- **Objective**:
Repeat verbatim the lines from the one containing "Output the HTML that produces this rendering." to the one containing "C – ring</text>", ends included, minus any pictures.

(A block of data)
Begin

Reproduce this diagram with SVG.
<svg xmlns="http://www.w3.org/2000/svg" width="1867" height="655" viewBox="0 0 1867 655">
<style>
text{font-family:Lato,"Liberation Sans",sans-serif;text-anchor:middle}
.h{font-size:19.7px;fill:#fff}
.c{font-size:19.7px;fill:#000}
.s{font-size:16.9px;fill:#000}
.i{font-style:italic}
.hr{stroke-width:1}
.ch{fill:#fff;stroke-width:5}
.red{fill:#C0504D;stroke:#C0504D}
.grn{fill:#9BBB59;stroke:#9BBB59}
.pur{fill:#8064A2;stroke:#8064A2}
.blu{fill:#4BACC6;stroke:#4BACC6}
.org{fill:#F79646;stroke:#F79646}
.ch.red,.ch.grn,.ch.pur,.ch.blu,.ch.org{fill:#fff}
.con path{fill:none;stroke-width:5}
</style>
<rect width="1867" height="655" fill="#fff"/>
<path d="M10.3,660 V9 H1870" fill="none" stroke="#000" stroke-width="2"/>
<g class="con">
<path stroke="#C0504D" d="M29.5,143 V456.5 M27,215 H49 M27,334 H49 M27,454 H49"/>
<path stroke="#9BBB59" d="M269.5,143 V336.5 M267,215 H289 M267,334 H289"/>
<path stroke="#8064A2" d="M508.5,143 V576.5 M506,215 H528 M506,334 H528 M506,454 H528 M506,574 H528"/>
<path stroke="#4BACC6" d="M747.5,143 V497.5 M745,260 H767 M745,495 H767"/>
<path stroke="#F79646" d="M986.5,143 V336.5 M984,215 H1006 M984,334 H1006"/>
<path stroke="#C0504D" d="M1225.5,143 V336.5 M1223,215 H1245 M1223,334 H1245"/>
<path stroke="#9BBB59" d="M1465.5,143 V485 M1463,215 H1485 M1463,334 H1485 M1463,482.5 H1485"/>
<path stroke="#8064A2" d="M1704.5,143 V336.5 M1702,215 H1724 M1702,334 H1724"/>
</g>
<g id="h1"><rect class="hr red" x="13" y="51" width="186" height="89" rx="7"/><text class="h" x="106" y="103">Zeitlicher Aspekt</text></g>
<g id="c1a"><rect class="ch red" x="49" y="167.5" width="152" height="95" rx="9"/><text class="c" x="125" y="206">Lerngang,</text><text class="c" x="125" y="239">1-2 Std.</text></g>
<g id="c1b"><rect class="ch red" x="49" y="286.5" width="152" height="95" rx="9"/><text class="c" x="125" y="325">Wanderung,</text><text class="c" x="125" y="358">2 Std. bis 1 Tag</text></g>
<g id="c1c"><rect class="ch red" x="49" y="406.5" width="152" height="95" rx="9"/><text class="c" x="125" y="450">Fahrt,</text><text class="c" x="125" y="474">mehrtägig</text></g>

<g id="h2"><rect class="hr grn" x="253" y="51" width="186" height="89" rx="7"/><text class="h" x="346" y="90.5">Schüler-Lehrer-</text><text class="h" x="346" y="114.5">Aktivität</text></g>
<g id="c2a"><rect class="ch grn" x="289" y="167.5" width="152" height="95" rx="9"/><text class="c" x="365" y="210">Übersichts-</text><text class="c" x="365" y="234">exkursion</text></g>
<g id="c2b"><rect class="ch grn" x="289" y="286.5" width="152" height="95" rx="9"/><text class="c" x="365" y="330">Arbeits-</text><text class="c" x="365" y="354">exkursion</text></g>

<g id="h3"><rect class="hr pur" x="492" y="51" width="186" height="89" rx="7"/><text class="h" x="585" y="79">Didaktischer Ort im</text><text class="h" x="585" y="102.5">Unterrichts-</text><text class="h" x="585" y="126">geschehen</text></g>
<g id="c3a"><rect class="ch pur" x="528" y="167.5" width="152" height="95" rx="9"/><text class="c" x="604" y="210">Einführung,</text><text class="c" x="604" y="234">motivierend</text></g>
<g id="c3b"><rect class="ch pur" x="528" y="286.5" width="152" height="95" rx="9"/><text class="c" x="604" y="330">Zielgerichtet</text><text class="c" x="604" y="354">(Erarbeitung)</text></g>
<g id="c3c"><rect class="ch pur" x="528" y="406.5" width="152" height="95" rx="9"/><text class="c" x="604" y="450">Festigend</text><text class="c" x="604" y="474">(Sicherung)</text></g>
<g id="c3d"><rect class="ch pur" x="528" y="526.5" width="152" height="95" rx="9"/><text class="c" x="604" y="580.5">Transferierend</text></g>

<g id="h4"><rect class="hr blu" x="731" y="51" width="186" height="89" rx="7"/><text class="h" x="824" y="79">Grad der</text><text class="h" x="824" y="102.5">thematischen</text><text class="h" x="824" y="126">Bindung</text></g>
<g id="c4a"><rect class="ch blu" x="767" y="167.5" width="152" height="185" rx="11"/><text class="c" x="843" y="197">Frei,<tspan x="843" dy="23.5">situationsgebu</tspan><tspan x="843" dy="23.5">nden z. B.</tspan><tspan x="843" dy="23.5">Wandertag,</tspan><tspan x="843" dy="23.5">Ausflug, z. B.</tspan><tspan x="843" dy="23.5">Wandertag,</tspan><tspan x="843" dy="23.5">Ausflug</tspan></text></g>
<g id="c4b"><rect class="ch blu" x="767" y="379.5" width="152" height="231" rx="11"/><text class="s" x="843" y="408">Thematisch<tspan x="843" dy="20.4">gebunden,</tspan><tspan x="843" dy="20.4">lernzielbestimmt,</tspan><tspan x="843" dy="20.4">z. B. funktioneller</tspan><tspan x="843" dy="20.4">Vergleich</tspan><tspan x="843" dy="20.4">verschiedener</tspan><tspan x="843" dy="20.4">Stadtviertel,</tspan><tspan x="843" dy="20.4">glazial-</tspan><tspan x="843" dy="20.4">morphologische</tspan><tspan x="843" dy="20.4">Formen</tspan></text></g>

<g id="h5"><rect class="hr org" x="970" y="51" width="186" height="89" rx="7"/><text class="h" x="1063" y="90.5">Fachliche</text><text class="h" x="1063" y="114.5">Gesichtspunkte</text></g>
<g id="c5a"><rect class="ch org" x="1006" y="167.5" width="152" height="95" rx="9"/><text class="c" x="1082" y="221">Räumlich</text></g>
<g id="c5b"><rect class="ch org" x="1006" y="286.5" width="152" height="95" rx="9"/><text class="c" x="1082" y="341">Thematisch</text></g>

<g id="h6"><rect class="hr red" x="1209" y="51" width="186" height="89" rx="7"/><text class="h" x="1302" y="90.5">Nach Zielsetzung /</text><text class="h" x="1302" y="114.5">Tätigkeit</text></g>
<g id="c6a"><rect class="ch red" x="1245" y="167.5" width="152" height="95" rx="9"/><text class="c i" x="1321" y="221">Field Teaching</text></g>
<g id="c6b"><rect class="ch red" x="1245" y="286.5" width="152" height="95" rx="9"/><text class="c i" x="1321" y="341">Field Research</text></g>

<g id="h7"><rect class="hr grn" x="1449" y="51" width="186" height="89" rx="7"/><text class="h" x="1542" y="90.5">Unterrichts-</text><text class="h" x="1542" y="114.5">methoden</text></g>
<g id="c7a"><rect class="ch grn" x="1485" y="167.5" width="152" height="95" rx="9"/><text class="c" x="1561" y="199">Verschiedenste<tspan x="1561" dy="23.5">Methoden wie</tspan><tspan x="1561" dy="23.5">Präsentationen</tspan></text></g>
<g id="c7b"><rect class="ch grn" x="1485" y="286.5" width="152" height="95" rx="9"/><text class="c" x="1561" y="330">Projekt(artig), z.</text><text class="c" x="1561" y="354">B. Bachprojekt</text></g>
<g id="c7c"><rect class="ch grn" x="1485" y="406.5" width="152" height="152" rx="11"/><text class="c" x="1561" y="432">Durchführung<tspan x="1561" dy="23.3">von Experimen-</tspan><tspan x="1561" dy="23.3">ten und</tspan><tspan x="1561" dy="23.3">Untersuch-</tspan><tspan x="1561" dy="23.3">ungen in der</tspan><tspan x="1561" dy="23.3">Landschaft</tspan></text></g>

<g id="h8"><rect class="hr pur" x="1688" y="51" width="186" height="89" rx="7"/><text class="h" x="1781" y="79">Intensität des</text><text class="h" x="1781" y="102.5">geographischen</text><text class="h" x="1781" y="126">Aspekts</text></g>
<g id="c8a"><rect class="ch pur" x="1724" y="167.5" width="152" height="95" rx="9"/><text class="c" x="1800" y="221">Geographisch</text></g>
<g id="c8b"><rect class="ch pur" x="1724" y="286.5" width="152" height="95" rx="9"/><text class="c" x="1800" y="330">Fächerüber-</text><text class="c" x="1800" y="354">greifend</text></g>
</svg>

End
Begin

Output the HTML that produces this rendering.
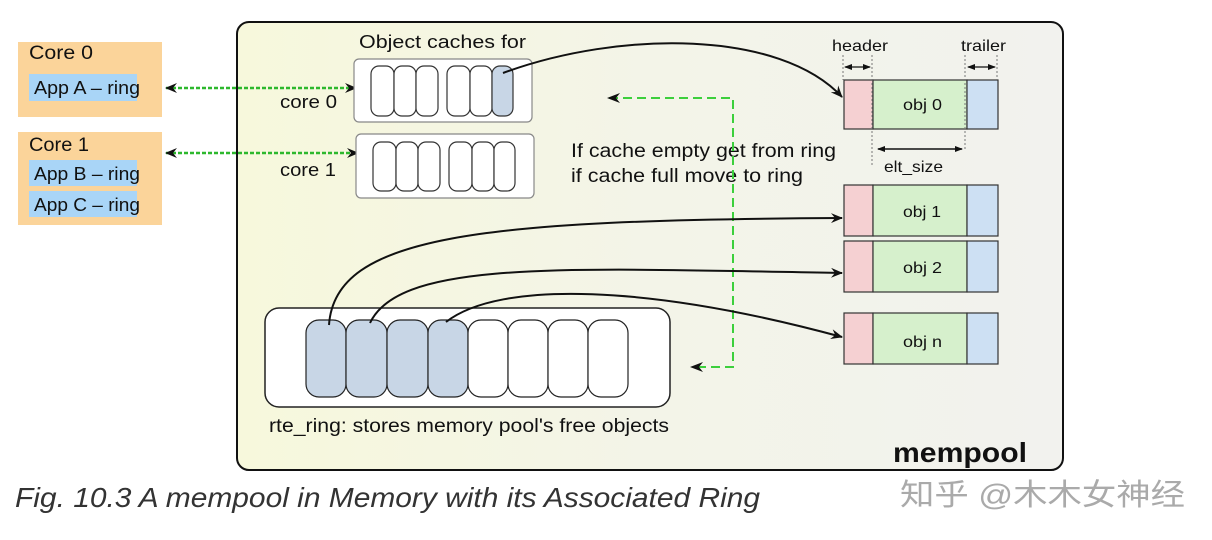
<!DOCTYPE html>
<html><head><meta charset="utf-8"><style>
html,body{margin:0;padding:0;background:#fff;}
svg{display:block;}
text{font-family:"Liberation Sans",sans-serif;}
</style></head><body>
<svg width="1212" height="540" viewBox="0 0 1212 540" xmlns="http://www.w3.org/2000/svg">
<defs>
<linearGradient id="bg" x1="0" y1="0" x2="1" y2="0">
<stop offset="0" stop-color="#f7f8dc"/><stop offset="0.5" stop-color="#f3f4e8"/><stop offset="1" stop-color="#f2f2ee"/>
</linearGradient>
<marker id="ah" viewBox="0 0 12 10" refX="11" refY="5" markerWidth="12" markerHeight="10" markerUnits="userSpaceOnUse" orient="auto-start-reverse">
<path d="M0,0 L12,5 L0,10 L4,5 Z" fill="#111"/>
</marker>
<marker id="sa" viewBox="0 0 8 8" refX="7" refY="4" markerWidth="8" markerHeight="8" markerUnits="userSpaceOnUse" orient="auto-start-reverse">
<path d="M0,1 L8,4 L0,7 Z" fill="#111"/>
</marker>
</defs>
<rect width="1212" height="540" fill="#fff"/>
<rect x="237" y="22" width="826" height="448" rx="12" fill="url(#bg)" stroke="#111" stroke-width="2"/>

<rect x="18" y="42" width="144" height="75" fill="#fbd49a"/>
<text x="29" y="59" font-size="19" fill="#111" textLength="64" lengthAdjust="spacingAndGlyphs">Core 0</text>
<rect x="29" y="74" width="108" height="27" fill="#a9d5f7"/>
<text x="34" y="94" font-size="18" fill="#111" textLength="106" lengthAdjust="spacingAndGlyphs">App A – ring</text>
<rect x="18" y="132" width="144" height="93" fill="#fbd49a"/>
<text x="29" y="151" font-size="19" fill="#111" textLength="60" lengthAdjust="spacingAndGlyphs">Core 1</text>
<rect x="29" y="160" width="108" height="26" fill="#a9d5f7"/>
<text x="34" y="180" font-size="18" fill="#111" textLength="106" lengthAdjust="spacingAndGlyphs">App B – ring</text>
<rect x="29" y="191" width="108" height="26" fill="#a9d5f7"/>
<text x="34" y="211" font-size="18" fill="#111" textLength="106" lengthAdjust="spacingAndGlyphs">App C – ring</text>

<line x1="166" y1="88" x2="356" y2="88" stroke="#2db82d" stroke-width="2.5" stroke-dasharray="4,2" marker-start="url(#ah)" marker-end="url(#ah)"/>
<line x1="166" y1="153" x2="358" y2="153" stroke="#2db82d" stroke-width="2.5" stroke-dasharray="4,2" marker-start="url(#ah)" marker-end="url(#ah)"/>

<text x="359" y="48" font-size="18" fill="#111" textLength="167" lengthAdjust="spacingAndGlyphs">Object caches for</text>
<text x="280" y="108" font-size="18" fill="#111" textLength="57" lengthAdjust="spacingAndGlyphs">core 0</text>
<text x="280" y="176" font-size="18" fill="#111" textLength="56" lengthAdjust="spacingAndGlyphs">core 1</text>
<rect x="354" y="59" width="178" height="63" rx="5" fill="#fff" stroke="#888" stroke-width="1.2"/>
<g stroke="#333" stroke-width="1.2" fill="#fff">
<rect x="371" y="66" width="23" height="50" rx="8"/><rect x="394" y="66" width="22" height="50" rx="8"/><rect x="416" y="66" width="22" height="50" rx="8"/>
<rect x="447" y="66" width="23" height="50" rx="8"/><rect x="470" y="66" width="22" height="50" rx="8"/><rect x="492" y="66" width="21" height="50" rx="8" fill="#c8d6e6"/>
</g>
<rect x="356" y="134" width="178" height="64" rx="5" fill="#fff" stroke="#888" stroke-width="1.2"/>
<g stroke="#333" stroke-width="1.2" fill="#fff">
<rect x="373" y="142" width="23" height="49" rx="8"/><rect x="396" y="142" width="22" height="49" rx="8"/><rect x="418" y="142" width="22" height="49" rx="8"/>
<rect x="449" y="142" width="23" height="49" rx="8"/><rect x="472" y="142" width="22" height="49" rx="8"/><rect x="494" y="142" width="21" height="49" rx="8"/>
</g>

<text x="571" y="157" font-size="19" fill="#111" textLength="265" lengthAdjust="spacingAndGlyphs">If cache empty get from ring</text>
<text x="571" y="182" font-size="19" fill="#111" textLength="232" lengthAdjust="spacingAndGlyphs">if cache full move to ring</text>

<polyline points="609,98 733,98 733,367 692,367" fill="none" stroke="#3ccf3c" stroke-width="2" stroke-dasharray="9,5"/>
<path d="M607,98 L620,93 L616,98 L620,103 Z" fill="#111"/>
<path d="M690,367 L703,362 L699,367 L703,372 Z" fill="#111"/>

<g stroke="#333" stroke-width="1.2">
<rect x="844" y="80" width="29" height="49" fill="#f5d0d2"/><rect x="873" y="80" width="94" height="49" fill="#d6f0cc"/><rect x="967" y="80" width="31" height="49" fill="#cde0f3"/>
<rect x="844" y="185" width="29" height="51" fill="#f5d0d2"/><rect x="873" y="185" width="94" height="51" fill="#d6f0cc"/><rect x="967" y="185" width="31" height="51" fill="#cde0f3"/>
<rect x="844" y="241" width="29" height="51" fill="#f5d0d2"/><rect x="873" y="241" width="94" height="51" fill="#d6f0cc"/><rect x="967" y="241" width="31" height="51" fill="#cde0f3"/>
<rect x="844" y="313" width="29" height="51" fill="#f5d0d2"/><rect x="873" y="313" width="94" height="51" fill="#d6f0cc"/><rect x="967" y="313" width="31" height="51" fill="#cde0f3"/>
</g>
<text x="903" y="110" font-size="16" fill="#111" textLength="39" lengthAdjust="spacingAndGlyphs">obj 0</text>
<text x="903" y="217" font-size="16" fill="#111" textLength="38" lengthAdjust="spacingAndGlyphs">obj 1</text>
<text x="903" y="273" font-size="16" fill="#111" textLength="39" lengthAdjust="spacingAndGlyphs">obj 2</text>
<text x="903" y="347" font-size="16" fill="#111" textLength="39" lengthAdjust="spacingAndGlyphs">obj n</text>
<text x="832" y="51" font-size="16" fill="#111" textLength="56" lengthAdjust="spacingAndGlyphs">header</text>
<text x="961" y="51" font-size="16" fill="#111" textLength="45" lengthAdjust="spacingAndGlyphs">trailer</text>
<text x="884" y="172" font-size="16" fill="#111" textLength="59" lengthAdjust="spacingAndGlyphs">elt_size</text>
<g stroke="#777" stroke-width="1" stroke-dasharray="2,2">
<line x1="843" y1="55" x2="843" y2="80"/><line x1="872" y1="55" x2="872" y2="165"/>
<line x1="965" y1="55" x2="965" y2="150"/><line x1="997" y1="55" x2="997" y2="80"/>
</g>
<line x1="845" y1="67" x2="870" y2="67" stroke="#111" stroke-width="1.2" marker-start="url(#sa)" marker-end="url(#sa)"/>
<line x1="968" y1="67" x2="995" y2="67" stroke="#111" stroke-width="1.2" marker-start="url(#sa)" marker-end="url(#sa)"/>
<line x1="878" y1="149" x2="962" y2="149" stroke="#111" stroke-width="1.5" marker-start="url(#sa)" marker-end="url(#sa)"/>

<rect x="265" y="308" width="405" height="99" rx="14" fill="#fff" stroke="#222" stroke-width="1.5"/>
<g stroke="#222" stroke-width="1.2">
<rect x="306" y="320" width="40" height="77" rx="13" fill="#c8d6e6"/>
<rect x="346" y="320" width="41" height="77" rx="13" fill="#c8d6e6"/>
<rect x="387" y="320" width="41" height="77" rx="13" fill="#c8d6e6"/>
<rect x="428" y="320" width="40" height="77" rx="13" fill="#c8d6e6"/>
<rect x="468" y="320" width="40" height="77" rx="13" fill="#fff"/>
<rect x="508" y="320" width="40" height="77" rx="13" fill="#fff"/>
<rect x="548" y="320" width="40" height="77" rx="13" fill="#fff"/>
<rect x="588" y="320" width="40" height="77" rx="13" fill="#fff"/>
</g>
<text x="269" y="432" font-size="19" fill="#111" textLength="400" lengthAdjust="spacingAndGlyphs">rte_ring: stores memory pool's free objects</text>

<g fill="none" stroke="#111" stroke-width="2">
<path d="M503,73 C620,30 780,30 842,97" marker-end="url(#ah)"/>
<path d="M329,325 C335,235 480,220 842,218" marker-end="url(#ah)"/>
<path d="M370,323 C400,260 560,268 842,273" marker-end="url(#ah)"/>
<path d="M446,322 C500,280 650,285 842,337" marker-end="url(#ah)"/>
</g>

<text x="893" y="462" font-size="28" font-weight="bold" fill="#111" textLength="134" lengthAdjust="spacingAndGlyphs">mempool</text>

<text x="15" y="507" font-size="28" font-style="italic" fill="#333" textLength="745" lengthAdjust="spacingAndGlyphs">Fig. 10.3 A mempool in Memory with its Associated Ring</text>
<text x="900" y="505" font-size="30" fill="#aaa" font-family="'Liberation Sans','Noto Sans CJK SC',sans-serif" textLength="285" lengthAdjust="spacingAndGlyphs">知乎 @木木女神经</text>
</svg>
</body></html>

End

- **The answer**:
Output the HTML that produces this rendering.
<!DOCTYPE html>
<html><head><meta charset="utf-8"><style>
html,body{margin:0;padding:0;background:#fff;}
svg{display:block;}
text{font-family:"Liberation Sans",sans-serif;}
</style></head><body>
<svg width="1212" height="540" viewBox="0 0 1212 540" xmlns="http://www.w3.org/2000/svg">
<defs>
<linearGradient id="bg" x1="0" y1="0" x2="1" y2="0">
<stop offset="0" stop-color="#f7f8dc"/><stop offset="0.5" stop-color="#f3f4e8"/><stop offset="1" stop-color="#f2f2ee"/>
</linearGradient>
<marker id="ah" viewBox="0 0 12 10" refX="11" refY="5" markerWidth="12" markerHeight="10" markerUnits="userSpaceOnUse" orient="auto-start-reverse">
<path d="M0,0 L12,5 L0,10 L4,5 Z" fill="#111"/>
</marker>
<marker id="sa" viewBox="0 0 8 8" refX="7" refY="4" markerWidth="8" markerHeight="8" markerUnits="userSpaceOnUse" orient="auto-start-reverse">
<path d="M0,1 L8,4 L0,7 Z" fill="#111"/>
</marker>
</defs>
<rect width="1212" height="540" fill="#fff"/>
<rect x="237" y="22" width="826" height="448" rx="12" fill="url(#bg)" stroke="#111" stroke-width="2"/>

<rect x="18" y="42" width="144" height="75" fill="#fbd49a"/>
<text x="29" y="59" font-size="19" fill="#111" textLength="64" lengthAdjust="spacingAndGlyphs">Core 0</text>
<rect x="29" y="74" width="108" height="27" fill="#a9d5f7"/>
<text x="34" y="94" font-size="18" fill="#111" textLength="106" lengthAdjust="spacingAndGlyphs">App A – ring</text>
<rect x="18" y="132" width="144" height="93" fill="#fbd49a"/>
<text x="29" y="151" font-size="19" fill="#111" textLength="60" lengthAdjust="spacingAndGlyphs">Core 1</text>
<rect x="29" y="160" width="108" height="26" fill="#a9d5f7"/>
<text x="34" y="180" font-size="18" fill="#111" textLength="106" lengthAdjust="spacingAndGlyphs">App B – ring</text>
<rect x="29" y="191" width="108" height="26" fill="#a9d5f7"/>
<text x="34" y="211" font-size="18" fill="#111" textLength="106" lengthAdjust="spacingAndGlyphs">App C – ring</text>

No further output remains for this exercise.